What is wrong with me?


How I see myself is totally different from how others see me. I definitely know that. We perceive the same things uniquely and it depends on how we are taught and on our experiences in life. As we grow older and get mature, we learn to construct our own perception of everything that happens around us and of the people we get to meet everyday. 

Who I think is ordinary may be special to another. Someone who is special to me may see me as ordinary. Again, it's because we treat people differently based on how we perceive them. Nobody cares unless they see our worth but we don't need to waste time proving ourselves to them because truly enough, there is just One great and powerful up there who loves us unconditionally and that's more than enough to prove that we are indeed special and priceless.




If you find it difficult to let go, 
just think of how long you've been stupid enough to hold on. 
You always deserve better :)


I deserve better. But still, I can't easily understand why some person can't see the best in me. Or worse, I seem nothing to them even though I try hard to prove myself.

True, no one's perfect. But at least I know my worth and I know hers yet who am I to judge? I'm not in the right position to tell who's better because it depends on how people perceive us. 

I'm just confused now and intrigued. That's all.

Such a lame post. I'm just writing whatever runs through my mind, trying to reassure myself.

What am I doing? What's just so wrong with me?

Fudge. ANSWER ME! 





Tuesday, February 19, 2013

Whenever you feel worthless to someone, remember that God's love for you is priceless. And that's all that matters.

That's all that should matter.

*sigh*

But still, it's so disappointing to realize that I mean so nothing to the person whom I treasure so much. Sometimes I just want to leave and never come back but I can't. I just can't waste everything I did to abandon the friendship I tried hard to build. Actually, I'm used to it but for now, I think this is too unfair. 

People come and go. Maybe today I want to go for a while.
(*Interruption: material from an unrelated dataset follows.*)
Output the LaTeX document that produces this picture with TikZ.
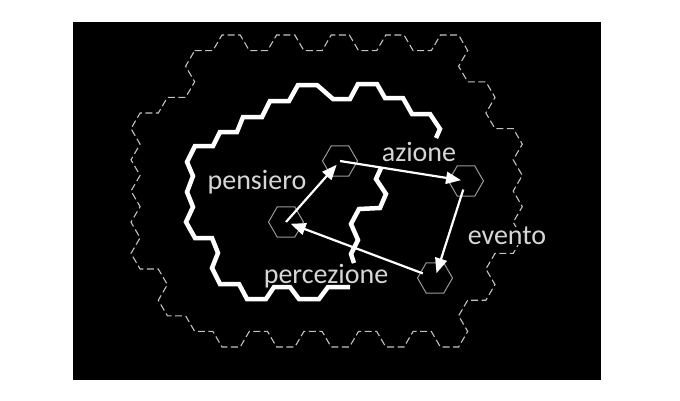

It's hard to keep someone who never even bothered to care.

Insensitive. 

Friday, February 8, 2013


It's never an accident to fall into the same pit again. 
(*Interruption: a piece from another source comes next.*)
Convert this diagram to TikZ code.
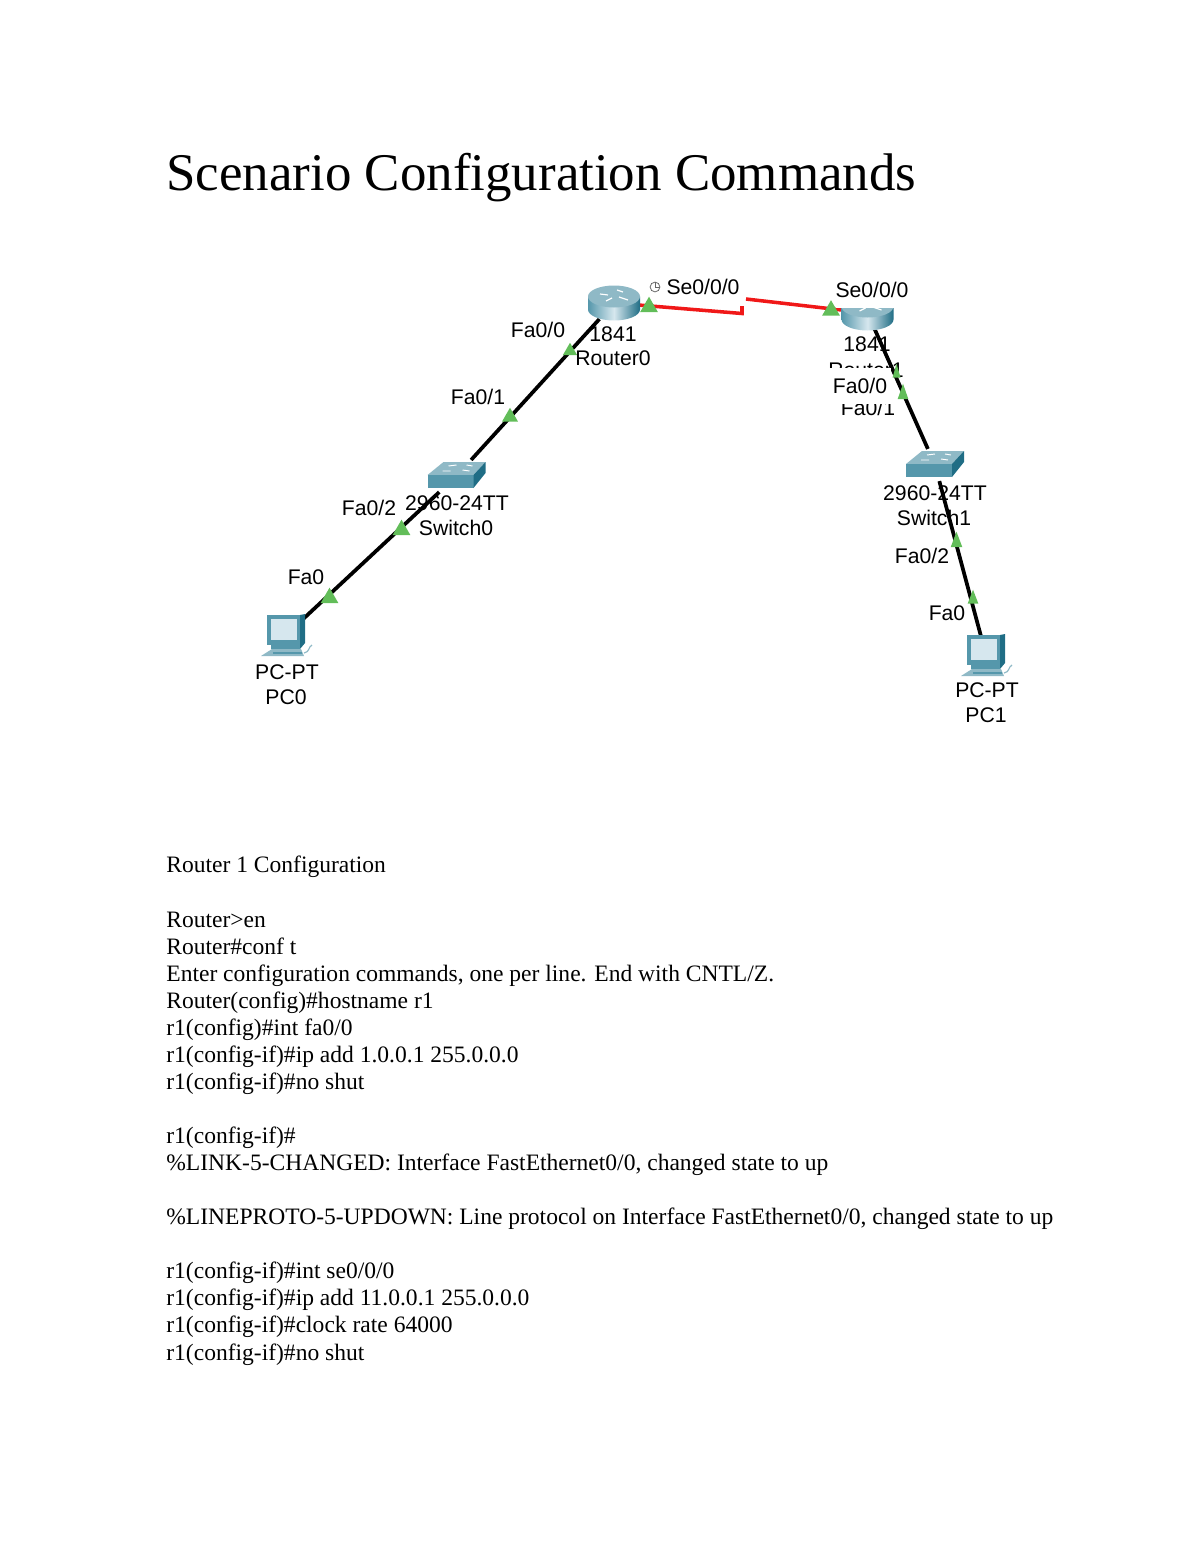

I thought it's all over. For a long time I indulged myself into things that will preoccupy me to forget the feelings that will go nowhere. But it just took me a little time to prove that what I thought I've already forgotten is just here hiding deep inside me. It still lingers within. It's confusing, really.


*sigh*


So stupid and careless. 

Wednesday, February 6, 2013

"I just need a little of your time
A little of your time
To say the words I never said..."
- Maroon 5, A Little Of Your Time


There are things that I just can't understand, things that I can't explain. I just feel them and let them stay.

There are things that I just do without even thinking. Actually, I still got a bit surprised when I found myself off to somewhere when in fact, I had to prepare and rest for my exam tomorrow. Funny. Yet I know deep inside that even if I stayed for a while to think and decide if I will go or not, I will still choose to go. Funny yet stupid but that's just the way it is. I go for the things that make me happy even if it's just for a moment.

Friends go but memories stay forever. And those I will cherish the most. 

I was once taught that the heart is the most deceitful of all things and nobody understands it. But most of the time, it is also through the heart that we become sure of what we feel. 

Maybe even if I try hard to deny, that certain person will always be special to me. 

I just need a little of our time to prove it.